With multiple NVMe drives installed, the MSO2 Ultra delivers exceptional storage throughput. RAID configurations across four SSDs achieve multi-gigabyte-per-second read and write speeds, making the system well suited for high-performance file servers, media processing, and database workloads.
Networking performance over the dual 25Gb interfaces unlocks use cases rarely associated with mini PCs. High-speed NAS deployments, distributed compute nodes, and advanced homelab configurations become practical without the footprint of rack-mounted hardware. While real-world performance depends on the surrounding network infrastructure, the platform itself presents no obvious bottlenecks.
The MSO2 Ultra commands a premium price, particularly in fully configured models. Barebones options provide flexibility for users who already own DDR5 memory and NVMe storage, while preconfigured variants bundle Windows, storage, and memory at a comparatively competitive markup.
When compared to equivalent ITX desktop builds, the MSO2 Ultra offers comparable or superior performance in a significantly smaller enclosure, though at the cost of proprietary components and reduced upgrade freedom.
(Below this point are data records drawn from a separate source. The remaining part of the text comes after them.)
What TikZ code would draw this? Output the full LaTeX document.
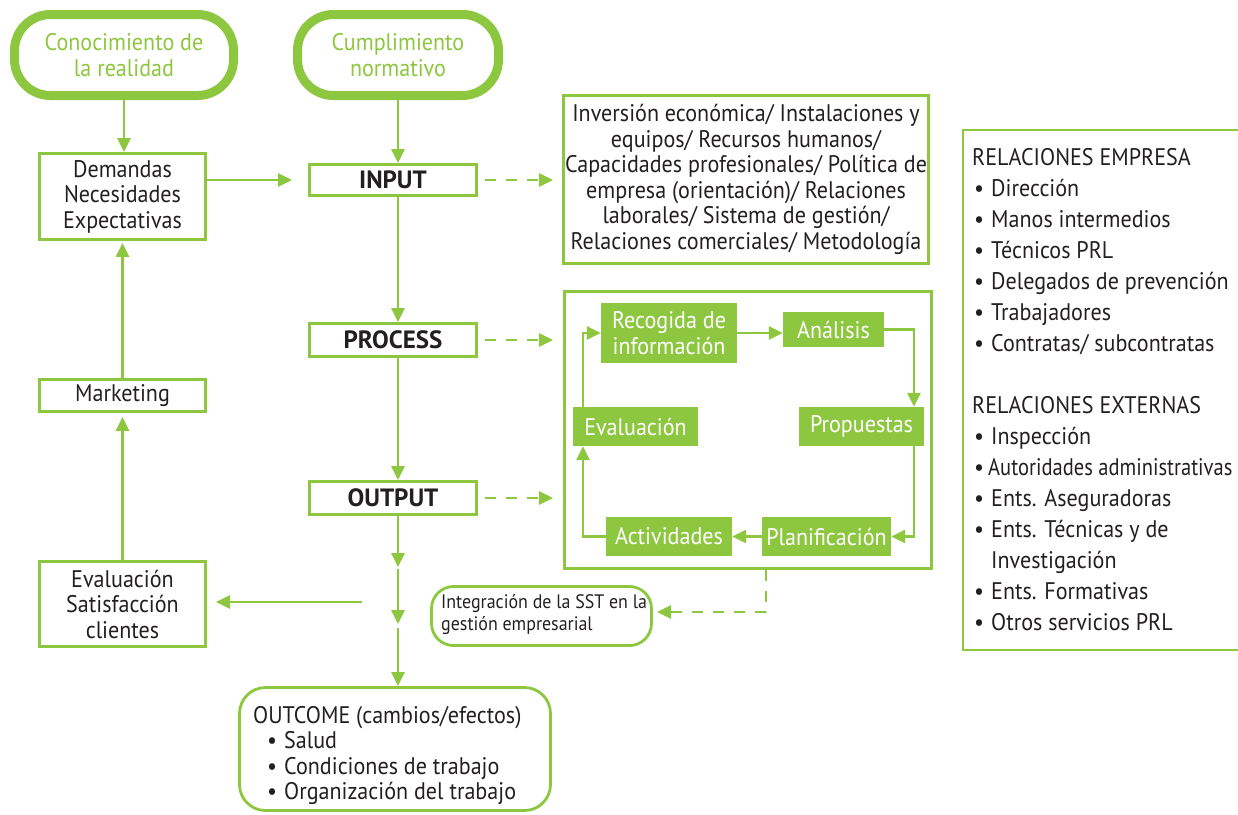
\documentclass[tikz,border=0pt]{standalone}
\usepackage{fontspec}
\setmainfont[FakeStretch=0.92]{PT Sans}
\newfontfamily\plainpt{PT Sans}
\usetikzlibrary{arrows.meta}
\definecolor{gr}{HTML}{8DC63F}
\definecolor{ink}{HTML}{231F20}
\newcommand{\fs}{\fontsize{24pt}{25.5pt}\selectfont}
\newcommand{\bul}{\makebox[19pt][l]{\hspace{2pt}\textbullet}}
\begin{document}
\begin{tikzpicture}[x=1pt,y=-1pt,
  tip/.style={-{Triangle[length=14pt,width=13pt]}},
  conn/.style={draw=gr,line width=2.6pt,tip},
  dconn/.style={conn,dash pattern=on 11pt off 10pt},
  topbox/.style={draw=gr,line width=9pt,rounded corners=36pt,text=gr,align=center,font=\fs,inner sep=0pt},
  wbox/.style={draw=gr,line width=2.8pt,fill=white,text=ink,align=center,font=\fs,inner sep=0pt},
  bbox/.style={wbox,font=\plainpt\fontsize{25pt}{26pt}\selectfont\bfseries},
  gbox/.style={fill=gr,text=white,align=center,font=\fs,inner sep=0pt},
  rbox/.style={draw=gr,line width=2.8pt,rounded corners=22pt,inner sep=0pt}
]
\useasboundingbox (0,0) rectangle (1238,814);

% top rounded boxes
\node[topbox,minimum width=219,minimum height=81] (con) at (124,55) {Conocimiento de\\la realidad};
\node[topbox,minimum width=201,minimum height=81] (cum) at (398,55) {Cumplimiento\\normativo};

% left column
\node[wbox,minimum width=166,minimum height=86] (dem) at (122.5,196.5) {Demandas\\Necesidades\\Expectativas};
\node[wbox,minimum width=166,minimum height=32] (mk) at (122.5,395.5) {Marketing};
\node[wbox,minimum width=166,minimum height=85] (evs) at (122.5,604) {Evaluaci\'on\\Satisfacci\'on\\clientes};

% centre column
\node[bbox,minimum width=167,minimum height=31] (in) at (393,180) {INPUT};
\node[bbox,minimum width=167,minimum height=33] (pr) at (393,340) {PROCESS};
\node[bbox,minimum width=167,minimum height=33] (out) at (393,498) {OUTPUT};

% input resources box
\node[wbox,minimum width=365,minimum height=168] (inbox) at (746,179.5)
 {Inversi\'on econ\'omica/ Instalaciones y\\equipos/ Recursos humanos/\\Capacidades profesionales/ Pol\'itica de\\empresa (orientaci\'on)/ Relaciones\\laborales/ Sistema de gesti\'on/\\Relaciones comerciales/ Metodolog\'ia};

% process box
\node[draw=gr,line width=2.8pt,minimum width=367,minimum height=277,inner sep=0pt] (pbox) at (748,430) {};
\node[gbox,minimum width=136,minimum height=60] (rec) at (669,333) {Recogida de\\informaci\'on};
\node[gbox,minimum width=101,minimum height=35] (an) at (833.5,329.5) {An\'alisis};
\node[gbox,minimum width=125,minimum height=39] (pro) at (861.5,426.5) {Propuestas};
\node[gbox,minimum width=125,minimum height=39] (ev) at (635.5,426.5) {Evaluaci\'on};
\node[gbox,minimum width=126,minimum height=39] (ac) at (669,536.5) {Actividades};
\node[gbox,minimum width=129,minimum height=39] (pl) at (826.5,536.5) {Planificaci\'on};

% integration box
\node[rbox,minimum width=220,minimum height=59] (integ) at (541.5,616) {};
\node[anchor=west,align=left,text=ink,inner sep=0pt,font=\fontsize{19.5pt}{22pt}\selectfont] (integtxt) at (441,615)
 {Integraci\'on de la SST en la\\gesti\'on empresarial};

% outcome box
\node[rbox,minimum width=311,minimum height=123,rounded corners=26pt] (oc) at (395,749) {};
\node[anchor=north west,align=left,text=ink,font=\fs,inner sep=0pt] (octxt) at (253,706)
 {OUTCOME (cambios/efectos)\\
  \hspace{12pt}\bul Salud\\
  \hspace{12pt}\bul Condiciones de trabajo\\
  \hspace{12pt}\bul Organizaci\'on del trabajo};

% relations box (right edge outside the picture)
\coordinate (rtl) at (963,130);
\coordinate (rbl) at (963,650);
\draw[gr,line width=2.8pt] (1242,130) -- (rtl) -- (rbl) -- (1242,650);
\node[anchor=north west,align=left,text=ink,inner sep=0pt,font=\fontsize{24pt}{31pt}\selectfont] (rel) at (972,148)
 {RELACIONES EMPRESA\\
  \bul Direcci\'on\\
  \bul Manos intermedios\\
  \bul T\'ecnicos PRL\\
  \bul Delegados de prevenci\'on\\
  \bul Trabajadores\\
  \bul Contratas/ subcontratas\\[31pt]
  RELACIONES EXTERNAS\\
  \bul Inspecci\'on\\
  \makebox[16pt][l]{\hspace{2pt}\textbullet}\scalebox{0.93}[1]{Autoridades administrativas}\\
  \bul Ents. Aseguradoras\\
  \bul Ents. T\'ecnicas y de\\
  \hspace{19pt}Investigaci\'on\\
  \bul Ents. Formativas\\
  \bul Otros servicios PRL};

% connectors left/top
\draw[conn] (con.south) -- (con.south |- dem.north);
\draw[conn] (cum.south) -- (cum.south |- in.north);
\draw[conn,shorten >=16pt] (dem.east |- in.west) -- (in.west);
\draw[conn,shorten >=4pt] (evs.north) -- (evs.north |- mk.south);
\draw[conn,shorten >=2pt] (mk.north) -- (mk.north |- dem.south);

% centre spine
\coordinate (c1) at (398,567);
\coordinate (c2) at (398,569);
\coordinate (c3) at (398,624);
\coordinate (c4) at (398,628);
\coordinate (h1) at (362,602);
\draw[conn] (in.south -| cum.south) -- (pr.north -| cum.south);
\draw[conn] (pr.south -| cum.south) -- (out.north -| cum.south);
\draw[conn] (out.south -| cum.south) -- (c1);
\draw[conn] (c2) -- (c3);
\draw[conn] (c4) -- (c4 |- oc.north);
\draw[conn,shorten >=9pt] (h1) -- (h1 -| evs.east);

% dashed arrows
\draw[dconn,shorten <=7pt,shorten >=10pt] (in.east) -- (in.east -| pbox.west);
\draw[dconn,shorten <=7pt,shorten >=10pt] (pr.east) -- (pr.east -| pbox.west);
\draw[dconn,shorten <=7pt,shorten >=10pt] (out.east) -- (out.east -| pbox.west);
\coordinate (pd) at (766,612);
\draw[dconn,shorten >=4pt] (pbox.south -| pd) -- (pd) -- (pd -| integ.east);

% process cycle
\coordinate (kx) at (914,400);
\coordinate (mx) at (583,400);
\draw[conn] (rec.east) -- (rec.east -| an.west);
\draw[conn] (an.east) -- (an.east -| kx) -- (kx |- pro.north);
\draw[conn] (kx |- pro.south) -- (kx |- pl.east) -- (pl.east);
\draw[conn] (pl.west) -- (ac.east);
\draw[conn] (ac.west) -- (ac.west -| mx) -- (mx |- ev.south);
\draw[conn] (mx |- ev.north) -- (mx |- rec.west) -- (rec.west);
\end{tikzpicture}
\end{document}
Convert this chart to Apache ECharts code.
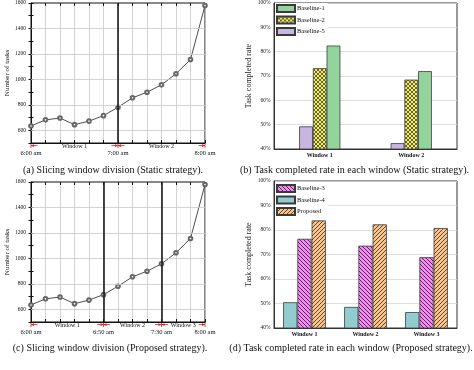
<!DOCTYPE html>
<html><head><meta charset="utf-8">
<script src="https://cdn.jsdelivr.net/npm/echarts@6/dist/echarts.min.js"></script>
<style>html,body{margin:0;padding:0;background:#fff}#c{width:474px;height:370px}</style>
</head><body><div id="c"></div>
<script>
// ---- data ----
const minutes = [0, 10, 20, 30, 40, 50, 60, 70, 80, 90, 100, 110, 120];
const tasks = [634, 682, 696, 644, 672, 715, 781, 855, 899, 957, 1044, 1156, 1580];
const taskGrid = [600, 800, 1000, 1200, 1400];
const staticBounds = [0, 60, 120];
const staticBoundLabels = ['6:00 am', '7:00 am', '8:00 am'];
const staticWindows = ['Window 1', 'Window 2'];
const propBounds = [0, 50, 90, 120];
const propBoundLabels = ['6:00 am', '6:50 am', '7:30 am', '8:00 am'];
const propWindows = ['Window 1', 'Window 2', 'Window 3'];

const catsStatic = ['Window 1', 'Window 2'];
const baseline1 = [82.5, 72.0];
const baseline2 = [73.2, 68.5];
const baseline5 = [49.3, 42.4];

const catsProp = ['Window 1', 'Window 2', 'Window 3'];
const baseline4 = [50.5, 48.6, 46.5];
const baseline3 = [76.4, 73.6, 68.9];
const proposed = [83.9, 82.3, 80.8];

const captions = [
  '(a) Slicing window division (Static strategy).',
  '(b) Task completed rate in each window (Static strategy).',
  '(c) Slicing window division (Proposed strategy).',
  '(d) Task completed rate in each window (Proposed strategy).'
];

// ---- helpers ----
const F = 'Liberation Serif';
function pattern(bg, fg, kind, lw) {
  const s = 4;
  const c = document.createElement('canvas');
  c.width = s; c.height = s;
  const g = c.getContext('2d');
  g.fillStyle = bg; g.fillRect(0, 0, s, s);
  g.strokeStyle = fg; g.lineWidth = lw;
  g.beginPath();
  if (kind === 'slash' || kind === 'cross') {
    g.moveTo(-1, s + 1); g.lineTo(s + 1, -1);
    g.moveTo(-1, 1); g.lineTo(1, -1);
    g.moveTo(s - 1, s + 1); g.lineTo(s + 1, s - 1);
  }
  if (kind === 'back' || kind === 'cross') {
    g.moveTo(-1, -1); g.lineTo(s + 1, s + 1);
    g.moveTo(s - 1, -1); g.lineTo(s + 1, 1);
    g.moveTo(-1, s - 1); g.lineTo(1, s + 1);
  }
  g.stroke();
  return { image: c, repeat: 'repeat' };
}
const pts = minutes.map((m, i) => [m, tasks[i]]);

function timeAxis(gridIndex, bounds, labels) {
  return {
    type: 'value', gridIndex, min: 0, max: 120, interval: 10, position: 'bottom',
    axisLine: { show: true, lineStyle: { color: '#111', width: 1 } },
    axisTick: { show: true, inside: true, length: 3, lineStyle: { color: '#111' } },
    splitLine: { show: true, lineStyle: { color: '#c8c8c8', width: 0.8 } },
    axisLabel: {
      margin: 7, fontSize: 6.5, color: '#111', fontFamily: F,
      formatter: v => { const k = bounds.indexOf(v); return k >= 0 ? labels[k] : ''; }
    }
  };
}
function topAxis(gridIndex) {
  return {
    type: 'value', gridIndex, min: 0, max: 120, interval: 10, position: 'top',
    axisLine: { show: false }, axisLabel: { show: false }, splitLine: { show: false },
    axisTick: { show: true, inside: true, length: 3, lineStyle: { color: '#111' } }
  };
}
function taskAxis(gridIndex) {
  return {
    type: 'value', gridIndex, min: 500, max: 1600, interval: 100,
    name: 'Number of tasks', nameLocation: 'middle', nameGap: 19,
    nameTextStyle: { fontFamily: F, fontSize: 7, color: '#111' },
    axisLine: { show: true, lineStyle: { color: '#111' } },
    axisTick: { show: true, inside: true, length: 2.5, lineStyle: { color: '#111' } },
    splitLine: { show: false },
    axisLabel: { margin: 5, fontSize: 5.5, color: '#111', fontFamily: F,
      formatter: v => (v % 200 === 0 ? String(v) : '') }
  };
}
function rightAxis(gridIndex) {
  return {
    type: 'value', gridIndex, min: 500, max: 1600, interval: 100, position: 'right',
    axisLine: { show: false }, axisLabel: { show: false }, splitLine: { show: false },
    axisTick: { show: true, inside: true, length: 2.5, lineStyle: { color: '#111' } }
  };
}
function rateAxis(gridIndex) {
  return {
    type: 'value', gridIndex, min: 40, max: 100, interval: 10,
    name: 'Task completed rate', nameLocation: 'middle', nameGap: 21,
    nameTextStyle: { fontFamily: F, fontSize: 8, color: '#222' },
    axisLine: { show: true, lineStyle: { color: '#333' } },
    axisTick: { show: false },
    splitLine: { show: true, lineStyle: { color: '#d6d6d6', width: 0.8 } },
    axisLabel: { margin: 3.5, fontSize: 5.5, color: '#222', fontFamily: F, formatter: '{value}%' }
  };
}
function catAxis(gridIndex, cats) {
  return {
    type: 'category', gridIndex, data: cats,
    axisLine: { show: true, lineStyle: { color: '#333' } },
    axisTick: { show: false },
    axisLabel: { margin: 3, fontSize: 6, fontWeight: 'bold', color: '#111', fontFamily: F }
  };
}
function lineSeries(xi, yi, bounds) {
  return {
    type: 'line', xAxisIndex: xi, yAxisIndex: yi, data: pts,
    symbol: 'emptyCircle', symbolSize: 3.6,
    lineStyle: { color: '#3a3a3a', width: 0.9 },
    itemStyle: { color: '#666', borderWidth: 0.6 },
    markLine: {
      silent: true, symbol: 'none', label: { show: false },
      lineStyle: { color: '#1a1a1a', width: 1.6, type: 'solid' },
      data: taskGrid.map(v => ({ yAxis: v, lineStyle: { color: '#c8c8c8', width: 0.8, type: 'solid' } }))
        .concat(bounds.slice(1, -1).map(b => ({ xAxis: b, lineStyle: { color: '#1a1a1a', width: 1.6, type: 'solid' } })))
    },
    z: 3
  };
}
const bar = { type: 'bar', barGap: 0 };
const bs = c => ({ color: c, borderColor: '#3a3a3a', borderWidth: 0.8 });

const option = {
  animation: false,
  backgroundColor: '#fff',
  textStyle: { fontFamily: F },
  grid: [
    { left: 31, top: 3, width: 174, height: 140, show: true, borderColor: '#111', borderWidth: 1 },
    { left: 31, top: 182, width: 174, height: 140, show: true, borderColor: '#111', borderWidth: 1 },
    { left: 274, top: 1, width: 183, height: 148, show: true, borderColor: '#333', borderWidth: 1 },
    { left: 274, top: 181, width: 183, height: 147, show: true, borderColor: '#333', borderWidth: 1 }
  ],
  xAxis: [
    timeAxis(0, staticBounds, staticBoundLabels),
    timeAxis(1, propBounds, propBoundLabels),
    catAxis(2, catsStatic),
    catAxis(3, catsProp),
    topAxis(0), topAxis(1)
  ],
  yAxis: [taskAxis(0), taskAxis(1), rateAxis(2), rateAxis(3), rightAxis(0), rightAxis(1)],
  legend: [
    { data: ['Baseline-1', 'Baseline-2', 'Baseline-5'], left: 275, top: 3, orient: 'vertical',
      icon: 'rect', itemWidth: 18, itemHeight: 7, itemGap: 2.5, backgroundColor: '#fff',
      padding: [1, 3, 1, 1], textStyle: { fontFamily: F, fontSize: 6.5, color: '#111', padding: [0, 0, 0, -3] } },
    { data: ['Baseline-3', 'Baseline-4', 'Proposed'], left: 275, top: 183, orient: 'vertical',
      icon: 'rect', itemWidth: 18, itemHeight: 7, itemGap: 2.5, backgroundColor: '#fff',
      padding: [1, 3, 1, 1], textStyle: { fontFamily: F, fontSize: 6.5, color: '#111', padding: [0, 0, 0, -3] } }
  ],
  series: [
    lineSeries(0, 0, staticBounds),
    lineSeries(1, 1, propBounds),
    Object.assign({}, bar, { name: 'Baseline-5', xAxisIndex: 2, yAxisIndex: 2, data: baseline5, barCategoryGap: '55%', itemStyle: bs('#c8b5e2') }),
    Object.assign({}, bar, { name: 'Baseline-2', xAxisIndex: 2, yAxisIndex: 2, data: baseline2, barCategoryGap: '55%', itemStyle: bs(pattern('#f4ee66', '#2a2a2a', 'cross', 0.7)) }),
    Object.assign({}, bar, { name: 'Baseline-1', xAxisIndex: 2, yAxisIndex: 2, data: baseline1, barCategoryGap: '55%', itemStyle: bs('#93d49c') }),
    Object.assign({}, bar, { name: 'Baseline-4', xAxisIndex: 3, yAxisIndex: 3, data: baseline4, barCategoryGap: '30%', itemStyle: bs('#93ccd0') }),
    Object.assign({}, bar, { name: 'Baseline-3', xAxisIndex: 3, yAxisIndex: 3, data: baseline3, barCategoryGap: '30%', itemStyle: bs(pattern('#f28ef0', '#4a1848', 'back', 0.9)) }),
    Object.assign({}, bar, { name: 'Proposed', xAxisIndex: 3, yAxisIndex: 3, data: proposed, barCategoryGap: '30%', itemStyle: bs(pattern('#f7c690', '#5a3818', 'slash', 0.9)) })
  ]
};

const chart = echarts.init(document.getElementById('c'), null, { renderer: 'canvas' });
chart.setOption(option);

// window annotations below the time axes, placed through the axis scales
const graphics = [];
function annotate(xi, yi, bounds, wins) {
  const px = v => chart.convertToPixel({ xAxisIndex: xi }, v);
  const yb = chart.convertToPixel({ yAxisIndex: yi }, 500);
  const ya = yb + 2.6;
  const red = '#e0201a';
  bounds.forEach(b => {
    const x = px(b);
    graphics.push({ type: 'line', silent: true, shape: { x1: x, y1: yb, x2: x, y2: yb + 5 }, style: { stroke: red, lineWidth: 0.8 } });
  });
  wins.forEach((w, i) => {
    const xs = px(bounds[i]), xe = px(bounds[i + 1]);
    graphics.push({ type: 'line', silent: true, shape: { x1: xs, y1: ya, x2: xs + 6.5, y2: ya }, style: { stroke: red, lineWidth: 0.8 } });
    graphics.push({ type: 'polygon', silent: true, shape: { points: [[xs, ya], [xs + 3, ya - 1.3], [xs + 3, ya + 1.3]] }, style: { fill: red } });
    graphics.push({ type: 'line', silent: true, shape: { x1: xe - 6.5, y1: ya, x2: xe, y2: ya }, style: { stroke: red, lineWidth: 0.8 } });
    graphics.push({ type: 'polygon', silent: true, shape: { points: [[xe, ya], [xe - 3, ya - 1.3], [xe - 3, ya + 1.3]] }, style: { fill: red } });
    graphics.push({ type: 'text', silent: true, x: (xs + xe) / 2, y: yb + 3.6,
      style: { text: w, fill: '#111', font: '6px "Liberation Serif"', textAlign: 'center', textVerticalAlign: 'middle' } });
  });
}
annotate(0, 0, staticBounds, staticWindows);
annotate(1, 1, propBounds, propWindows);

const capPos = [[113, 170], [354.5, 170], [110, 348], [351, 348]];
captions.forEach((t, i) => {
  graphics.push({ type: 'text', silent: true, x: capPos[i][0], y: capPos[i][1],
    style: { text: t, fill: '#111', font: '10px "Liberation Serif"', textAlign: 'center', textVerticalAlign: 'middle' } });
});
chart.setOption({ graphic: graphics });
</script>
</body></html>
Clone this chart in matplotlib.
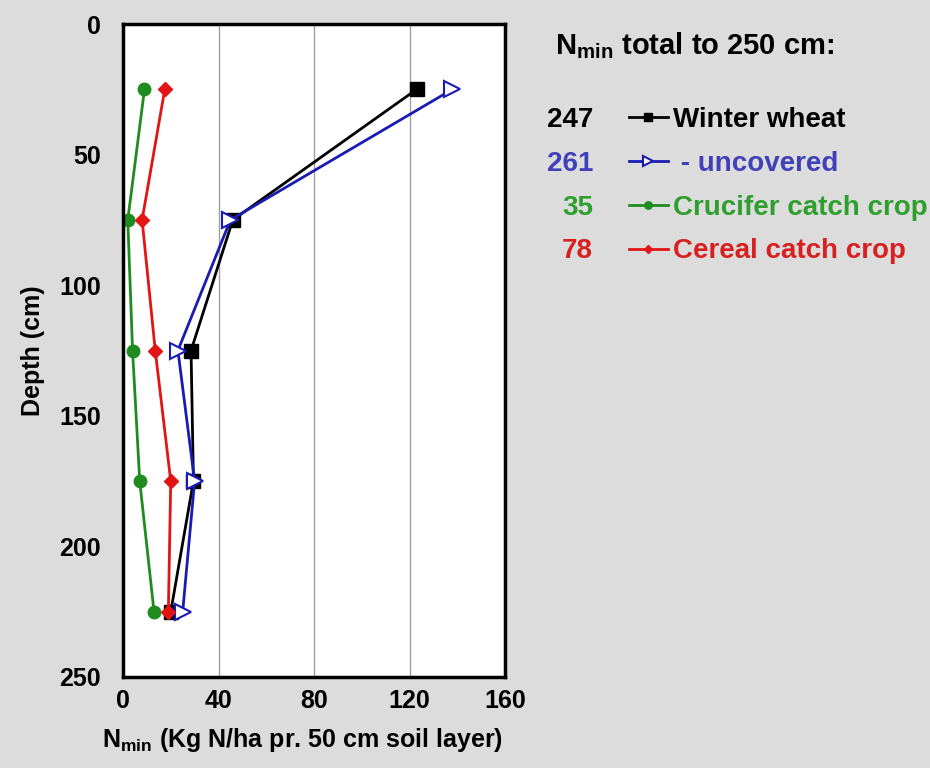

For users who value compactness, I/O density, and enterprise-grade networking, the pricing aligns with the capabilities offered.
The Minisforum MSO2 Ultra is not designed for casual desktop users. Its strengths lie in scenarios that demand compute density, fast networking, and modular storage within constrained spaces. Ideal use cases include homelabs, edge servers, virtualization hosts, high-speed NAS systems, and compact development workstations.
For professionals who require extreme capability without dedicating space to a full-sized tower or rack system, the MSO2 Ultra represents a rare convergence of power, flexibility, and compact design.